(Daughters of Cain)
Having struggled with the obsessive fandom drawn to her widescreen pop-Americana, Cain returns with 90 minutes of collapsing songs and confrontational power electronics

In 2023, the Guardian interviewed Hayden Anhedönia, who records as Ethel Cain. She was, in theory, riding high on the critical success of her self-released debut album, Preacher’s Daughter, and the cult following that sprung up in its wake, entranced by its macabre lyrics, drifting, gothy sound – Lana Del Rey if she had ameliorated her latest bad-boyfriend woes by listening to the Cocteau Twins and sundry shoegazing bands – and Anhedönia’s strikingly unfiltered image. A sometime model, she has the names of both the angel Gabriel and a demon from various apocryphal Jewish and Islamic texts tattooed across her forehead, has talked openly about being trans and autistic, and is given to hair-raising social media posts in which she has variously called for the assassination of Joe Biden, armed insurrection in America and, most recently, the release of Luigi Mangione, the chief suspect in the murder of UnitedHealthcare CEO Brian Thompson.

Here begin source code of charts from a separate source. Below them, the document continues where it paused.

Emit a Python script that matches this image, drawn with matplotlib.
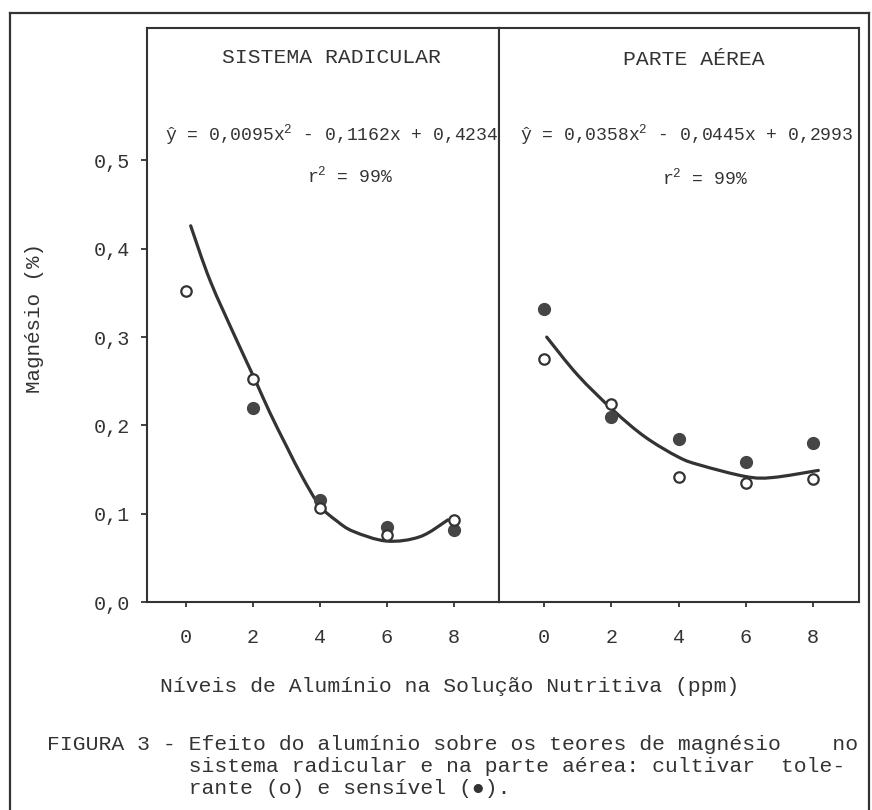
import numpy as np
import matplotlib
matplotlib.use("Agg")
import matplotlib.pyplot as plt
from matplotlib.lines import Line2D
from matplotlib.path import Path
from matplotlib.patches import PathPatch

plt.rcParams['font.family'] = ['Liberation Mono', 'DejaVu Sans Mono']
plt.rcParams['mathtext.fontset'] = 'custom'
plt.rcParams['mathtext.rm'] = 'Liberation Mono'
plt.rcParams['mathtext.it'] = 'Liberation Mono'

# Al levels (ppm)
levels = [0, 2, 4, 6, 8]

# Mg (%) - sistema radicular
root_tol = [0.352, 0.252, 0.106, 0.076, 0.093]
root_sens = [np.nan, 0.220, 0.115, 0.085, 0.082]
# fitted curve, as drawn in the figure
root_curve_x = [0.14, 0.72, 1.52, 2.06, 2.5, 3.01, 3.5, 4.0, 4.5, 5.0, 6.0, 7.0, 7.83]
root_curve_y = [0.426, 0.364, 0.296, 0.252, 0.215, 0.176, 0.140, 0.109, 0.092, 0.080, 0.069, 0.074, 0.093]

# Mg (%) - parte aerea
shoot_tol = [0.275, 0.224, 0.142, 0.135, 0.139]
shoot_sens = [0.332, 0.210, 0.185, 0.159, 0.180]
shoot_curve_x = [0.08, 1.0, 2.06, 3.0, 4.0, 4.64, 6.0, 6.8, 8.15]
shoot_curve_y = [0.300, 0.257, 0.217, 0.187, 0.164, 0.155, 0.142, 0.141, 0.149]

ytick_vals = [0.0, 0.1, 0.2, 0.3, 0.4, 0.5]
ytick_labels = ['0,0', '0,1', '0,2', '0,3', '0,4', '0,5']

INK = '#333333'
W, H = 872, 810


def fx(x):
    return x / W


def fy(y):
    return 1 - y / H


def smooth_path(xs, ys):
    # Catmull-Rom through the read points, drawn as cubic beziers
    pts = np.column_stack([xs, ys])
    verts = [pts[0]]
    codes = [Path.MOVETO]
    n = len(pts)
    for i in range(n - 1):
        p0 = pts[i - 1] if i > 0 else pts[i]
        p1, p2 = pts[i], pts[i + 1]
        p3 = pts[i + 2] if i + 2 < n else pts[i + 1]
        verts += [p1 + (p2 - p0) / 6, p2 - (p3 - p1) / 6, p2]
        codes += [Path.CURVE4] * 3
    return Path(verts, codes)


fig = plt.figure(figsize=(W / 100, H / 100), dpi=100)
fig.patch.set_facecolor('white')

ax1 = fig.add_axes([fx(147), fy(602), (499 - 147) / W, (602 - 28) / H])
ax2 = fig.add_axes([fx(499), fy(602), (859 - 499) / W, (602 - 28) / H])

panels = [
    (ax1, root_tol, root_sens, root_curve_x, root_curve_y, (-1.166, 9.357)),
    (ax2, shoot_tol, shoot_sens, shoot_curve_x, shoot_curve_y, (-1.337, 9.358)),
]

for ax, tol, sens, cx, cy, xl in panels:
    ax.add_patch(PathPatch(smooth_path(cx, cy), fill=False, ec=INK, lw=2.3,
                           capstyle='round', zorder=2))
    ax.plot(levels, sens, 'o', ms=8.5, mfc='#454545', mec='#454545', zorder=3)
    ax.plot(levels, tol, 'o', ms=7.5, mfc='white', mec=INK, mew=1.6, zorder=4)
    ax.set_xlim(*xl)
    ax.set_ylim(0, 0.65)
    ax.set_xticks(levels)
    ax.set_xticklabels([str(v) for v in levels])
    ax.tick_params(axis='x', direction='out', length=3.5, width=1.3,
                   color=INK, pad=15, labelsize=14.5, labelcolor=INK)
    for s in ax.spines.values():
        s.set_linewidth(1.5)
        s.set_color(INK)

ax1.set_yticks(ytick_vals)
ax1.set_yticklabels(ytick_labels)
ax1.tick_params(axis='y', direction='out', length=4.5, width=1.3,
                color=INK, pad=8, labelsize=14.5, labelcolor=INK)
ax2.set_yticks([])

# outer frame of the page
frame = dict(color=INK, lw=1.6, transform=fig.transFigure)
fig.add_artist(Line2D([fx(10), fx(869)], [fy(13), fy(13)], **frame))
fig.add_artist(Line2D([fx(10), fx(10)], [fy(13), 0], **frame))
fig.add_artist(Line2D([fx(869), fx(869)], [fy(13), 0], **frame))

# panel titles and equations
fig.text(fx(331), fy(63), 'SISTEMA RADICULAR', ha='center', va='baseline',
         fontsize=15.4, color=INK)
fig.text(fx(694), fy(65), 'PARTE AÉREA', ha='center', va='baseline',
         fontsize=15.4, color=INK)

fig.text(fx(165), fy(140), 'ŷ = 0,0095x$^2$ - 0,1162x + 0,4234', ha='left',
         va='baseline', fontsize=13, color=INK)
fig.text(fx(307), fy(182), 'r$^2$ = 99%', ha='left', va='baseline',
         fontsize=13, color=INK)
fig.text(fx(520), fy(140), 'ŷ = 0,0358x$^2$ - 0,0445x + 0,2993', ha='left',
         va='baseline', fontsize=13, color=INK)
fig.text(fx(662), fy(184), 'r$^2$ = 99%', ha='left', va='baseline',
         fontsize=13, color=INK)

# axis labels
fig.text(fx(34), fy(318), 'Magnésio (%)', rotation=90, ha='center',
         va='center', fontsize=15, color=INK)
fig.text(fx(450), fy(687), 'Níveis de Alumínio na Solução Nutritiva (ppm)',
         ha='center', va='center', fontsize=15.4, color=INK)

# caption
caption = [
    'FIGURA 3 - Efeito do alumínio sobre os teores de magnésio    no',
    '           sistema radicular e na parte aérea: cultivar  tole-',
    '           rante (o) e sensível (●).',
]
for i, line in enumerate(caption):
    fig.text(fx(47), fy(745 + 22 * i), line, ha='left', va='center',
             fontsize=15.4, color=INK)

fig.savefig('out.png', dpi=100, facecolor='white')
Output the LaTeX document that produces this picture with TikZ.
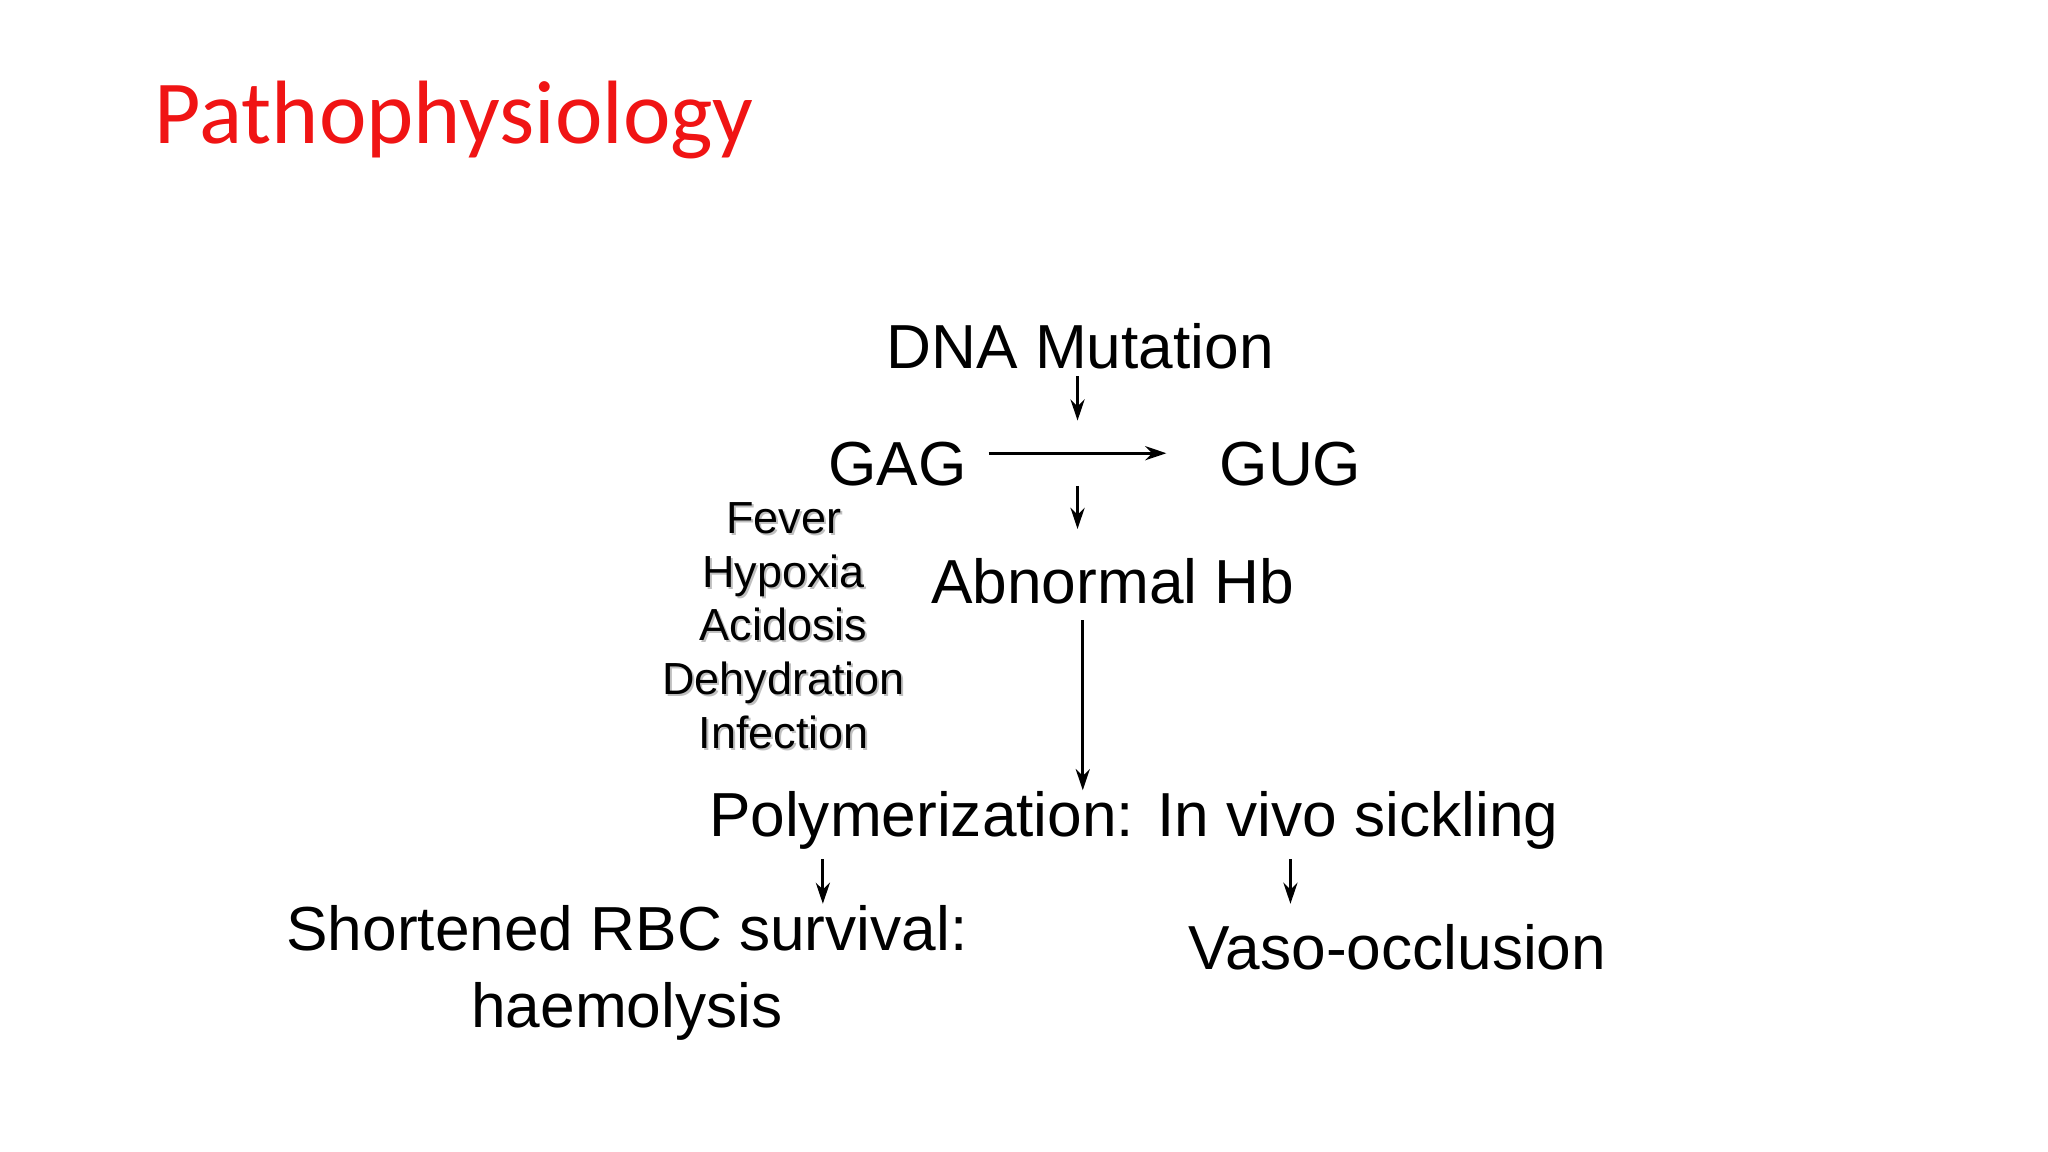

And yet, Anhedönia did not seem to be riding high in 2023. She protested at length about both the scale of her success, her popularity on social media and the intrusive nature of her most obsessive fans: complaints we’ve heard again and again from female artists including Mitski and Chappell Roan. She talked about wishing she “had a much smaller fanbase” and wasn’t viewed as a pop star, even an alt-pop star.